§ Brief
Your output must be the lines below from the line containing "Clone this chart in matplotlib." to the line containing "import numpy as np", both lines included, reproduced exactly and without pictures.

§ Materials provided

┌────────

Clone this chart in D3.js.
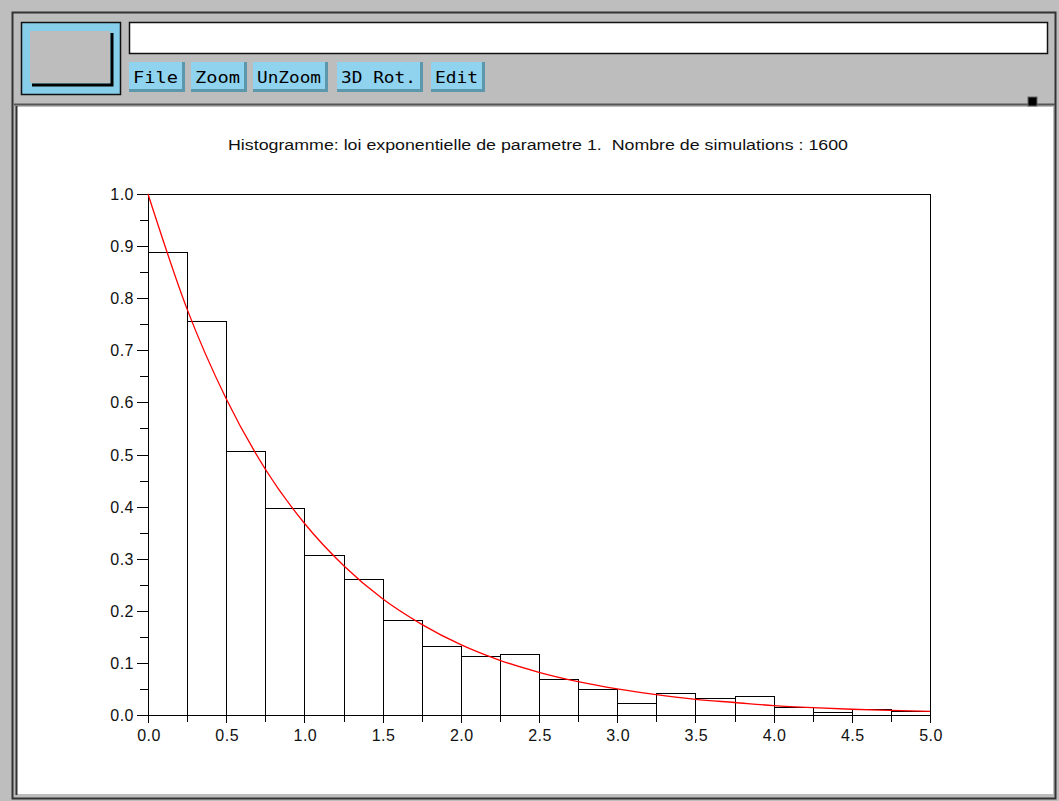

└────────
┌────────

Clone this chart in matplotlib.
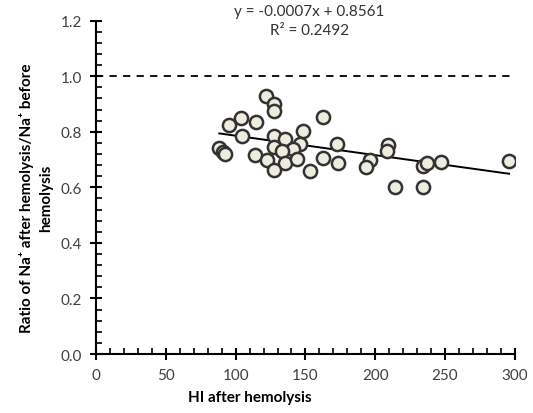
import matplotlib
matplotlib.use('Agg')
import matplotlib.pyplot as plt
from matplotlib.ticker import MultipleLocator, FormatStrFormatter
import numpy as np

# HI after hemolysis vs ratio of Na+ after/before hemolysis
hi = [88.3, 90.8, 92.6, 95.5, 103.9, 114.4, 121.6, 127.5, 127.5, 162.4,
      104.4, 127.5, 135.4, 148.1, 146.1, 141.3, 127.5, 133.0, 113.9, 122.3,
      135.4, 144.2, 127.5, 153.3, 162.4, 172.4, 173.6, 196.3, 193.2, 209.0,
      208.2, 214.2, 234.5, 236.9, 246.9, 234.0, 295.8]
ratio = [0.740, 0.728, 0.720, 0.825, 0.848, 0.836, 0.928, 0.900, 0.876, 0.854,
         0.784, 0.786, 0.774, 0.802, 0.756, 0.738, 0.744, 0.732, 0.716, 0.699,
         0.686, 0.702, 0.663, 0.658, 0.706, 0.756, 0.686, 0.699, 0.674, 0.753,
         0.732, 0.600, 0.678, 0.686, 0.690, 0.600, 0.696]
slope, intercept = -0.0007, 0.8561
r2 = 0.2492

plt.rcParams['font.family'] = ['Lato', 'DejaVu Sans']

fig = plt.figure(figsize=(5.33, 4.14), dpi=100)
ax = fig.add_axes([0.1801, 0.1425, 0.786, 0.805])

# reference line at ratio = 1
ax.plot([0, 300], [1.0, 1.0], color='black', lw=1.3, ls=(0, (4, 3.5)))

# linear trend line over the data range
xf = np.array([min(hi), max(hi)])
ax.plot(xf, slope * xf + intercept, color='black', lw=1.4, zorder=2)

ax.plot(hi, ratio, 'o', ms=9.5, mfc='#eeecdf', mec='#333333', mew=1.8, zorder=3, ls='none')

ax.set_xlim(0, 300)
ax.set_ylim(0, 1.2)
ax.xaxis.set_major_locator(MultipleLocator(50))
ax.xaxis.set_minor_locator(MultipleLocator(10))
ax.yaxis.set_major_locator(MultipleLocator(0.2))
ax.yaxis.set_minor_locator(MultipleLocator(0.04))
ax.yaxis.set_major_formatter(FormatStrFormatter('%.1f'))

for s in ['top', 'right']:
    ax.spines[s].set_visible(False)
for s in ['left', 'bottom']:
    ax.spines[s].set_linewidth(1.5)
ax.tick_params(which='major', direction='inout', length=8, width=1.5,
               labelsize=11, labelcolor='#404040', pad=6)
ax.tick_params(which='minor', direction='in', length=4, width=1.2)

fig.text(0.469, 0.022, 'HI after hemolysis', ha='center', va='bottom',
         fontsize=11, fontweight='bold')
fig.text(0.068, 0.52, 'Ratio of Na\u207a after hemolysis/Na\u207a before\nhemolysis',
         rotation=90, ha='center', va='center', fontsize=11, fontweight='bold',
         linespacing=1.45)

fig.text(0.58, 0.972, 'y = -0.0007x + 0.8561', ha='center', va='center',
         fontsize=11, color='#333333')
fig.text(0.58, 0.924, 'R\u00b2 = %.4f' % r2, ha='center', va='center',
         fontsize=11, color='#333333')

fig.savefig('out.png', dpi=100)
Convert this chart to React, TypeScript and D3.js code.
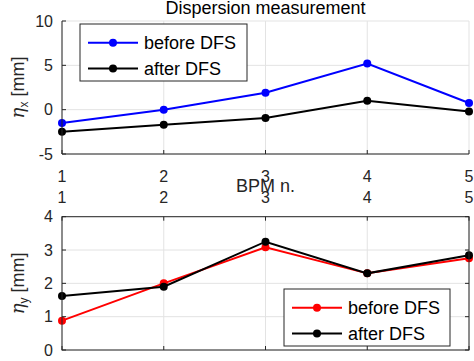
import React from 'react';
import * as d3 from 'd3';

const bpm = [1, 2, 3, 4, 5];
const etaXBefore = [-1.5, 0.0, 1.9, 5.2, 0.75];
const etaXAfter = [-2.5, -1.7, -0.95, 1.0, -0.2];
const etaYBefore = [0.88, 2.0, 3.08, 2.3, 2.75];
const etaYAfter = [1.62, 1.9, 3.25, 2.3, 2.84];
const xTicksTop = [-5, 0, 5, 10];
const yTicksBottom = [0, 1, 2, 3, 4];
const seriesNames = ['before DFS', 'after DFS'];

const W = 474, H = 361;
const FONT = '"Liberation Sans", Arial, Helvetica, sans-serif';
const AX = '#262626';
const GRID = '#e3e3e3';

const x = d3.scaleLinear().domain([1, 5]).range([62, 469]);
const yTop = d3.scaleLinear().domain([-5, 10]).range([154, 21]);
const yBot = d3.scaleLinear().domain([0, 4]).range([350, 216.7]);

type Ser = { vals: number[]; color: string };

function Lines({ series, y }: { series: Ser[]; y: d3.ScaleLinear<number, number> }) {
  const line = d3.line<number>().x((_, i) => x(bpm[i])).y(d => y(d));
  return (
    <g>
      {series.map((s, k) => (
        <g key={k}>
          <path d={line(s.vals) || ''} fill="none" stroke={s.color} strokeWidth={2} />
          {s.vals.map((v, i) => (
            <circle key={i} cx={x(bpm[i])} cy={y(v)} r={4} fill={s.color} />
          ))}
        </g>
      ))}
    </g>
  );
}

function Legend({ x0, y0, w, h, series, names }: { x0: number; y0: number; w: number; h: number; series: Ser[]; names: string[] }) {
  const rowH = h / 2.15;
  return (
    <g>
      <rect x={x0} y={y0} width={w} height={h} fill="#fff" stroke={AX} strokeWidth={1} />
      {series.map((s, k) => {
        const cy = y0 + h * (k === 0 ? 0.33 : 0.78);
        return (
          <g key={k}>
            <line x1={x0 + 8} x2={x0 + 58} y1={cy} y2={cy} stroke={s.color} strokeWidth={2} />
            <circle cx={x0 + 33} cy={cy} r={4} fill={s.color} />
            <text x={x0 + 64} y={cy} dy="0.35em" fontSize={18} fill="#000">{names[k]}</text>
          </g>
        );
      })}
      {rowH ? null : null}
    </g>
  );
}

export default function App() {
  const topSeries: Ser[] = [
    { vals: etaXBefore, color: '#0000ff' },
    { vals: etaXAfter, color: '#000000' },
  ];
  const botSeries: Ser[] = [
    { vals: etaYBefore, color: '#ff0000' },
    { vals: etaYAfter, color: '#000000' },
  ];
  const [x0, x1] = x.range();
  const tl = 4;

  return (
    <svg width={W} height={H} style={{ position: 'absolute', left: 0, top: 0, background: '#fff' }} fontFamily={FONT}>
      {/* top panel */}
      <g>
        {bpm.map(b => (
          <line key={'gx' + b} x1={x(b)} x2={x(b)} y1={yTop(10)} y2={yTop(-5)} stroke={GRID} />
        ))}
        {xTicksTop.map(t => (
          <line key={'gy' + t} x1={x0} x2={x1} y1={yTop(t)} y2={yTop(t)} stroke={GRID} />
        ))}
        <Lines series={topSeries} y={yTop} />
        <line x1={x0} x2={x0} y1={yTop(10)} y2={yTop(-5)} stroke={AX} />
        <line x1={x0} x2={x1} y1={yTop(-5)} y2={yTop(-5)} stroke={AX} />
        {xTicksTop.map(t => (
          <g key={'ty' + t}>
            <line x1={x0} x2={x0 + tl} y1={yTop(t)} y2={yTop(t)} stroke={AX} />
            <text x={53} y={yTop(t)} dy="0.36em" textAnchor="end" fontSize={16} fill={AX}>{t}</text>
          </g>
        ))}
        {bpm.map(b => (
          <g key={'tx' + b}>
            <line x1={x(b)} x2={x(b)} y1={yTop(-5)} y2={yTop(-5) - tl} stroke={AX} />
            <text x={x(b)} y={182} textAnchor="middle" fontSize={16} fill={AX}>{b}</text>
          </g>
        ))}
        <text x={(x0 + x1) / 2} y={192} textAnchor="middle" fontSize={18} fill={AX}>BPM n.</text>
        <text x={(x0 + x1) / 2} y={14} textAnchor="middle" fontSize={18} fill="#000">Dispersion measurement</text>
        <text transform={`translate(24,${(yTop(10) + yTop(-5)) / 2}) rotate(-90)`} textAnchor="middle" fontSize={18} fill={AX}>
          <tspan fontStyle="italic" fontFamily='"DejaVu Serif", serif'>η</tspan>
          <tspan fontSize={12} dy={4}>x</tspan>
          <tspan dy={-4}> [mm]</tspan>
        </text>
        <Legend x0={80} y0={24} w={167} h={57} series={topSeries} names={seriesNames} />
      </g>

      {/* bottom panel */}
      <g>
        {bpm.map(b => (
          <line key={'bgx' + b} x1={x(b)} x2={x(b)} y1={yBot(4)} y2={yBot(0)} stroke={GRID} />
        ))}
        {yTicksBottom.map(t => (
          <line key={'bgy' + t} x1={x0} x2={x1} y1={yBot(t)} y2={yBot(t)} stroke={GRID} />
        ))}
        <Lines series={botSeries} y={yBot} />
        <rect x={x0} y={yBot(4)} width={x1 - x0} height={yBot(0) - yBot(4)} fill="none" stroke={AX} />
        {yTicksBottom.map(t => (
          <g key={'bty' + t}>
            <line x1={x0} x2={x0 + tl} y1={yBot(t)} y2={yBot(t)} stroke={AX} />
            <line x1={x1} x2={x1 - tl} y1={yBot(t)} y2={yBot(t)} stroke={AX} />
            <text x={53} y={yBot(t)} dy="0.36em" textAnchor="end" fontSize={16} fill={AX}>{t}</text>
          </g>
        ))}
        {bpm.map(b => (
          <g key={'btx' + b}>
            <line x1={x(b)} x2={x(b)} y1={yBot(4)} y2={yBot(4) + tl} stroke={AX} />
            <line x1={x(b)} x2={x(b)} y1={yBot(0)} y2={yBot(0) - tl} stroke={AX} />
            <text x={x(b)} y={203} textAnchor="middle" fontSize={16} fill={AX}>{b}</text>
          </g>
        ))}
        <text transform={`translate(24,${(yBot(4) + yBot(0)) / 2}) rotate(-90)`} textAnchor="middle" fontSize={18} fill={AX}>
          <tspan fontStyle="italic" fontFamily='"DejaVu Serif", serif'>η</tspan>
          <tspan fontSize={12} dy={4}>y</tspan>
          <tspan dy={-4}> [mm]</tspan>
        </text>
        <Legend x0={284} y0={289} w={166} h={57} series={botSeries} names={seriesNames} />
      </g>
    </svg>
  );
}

└────────

§ Output
Clone this chart in matplotlib.
import matplotlib
matplotlib.use('Agg')
import matplotlib.pyplot as plt
from matplotlib.ticker import MultipleLocator, FormatStrFormatter
import numpy as np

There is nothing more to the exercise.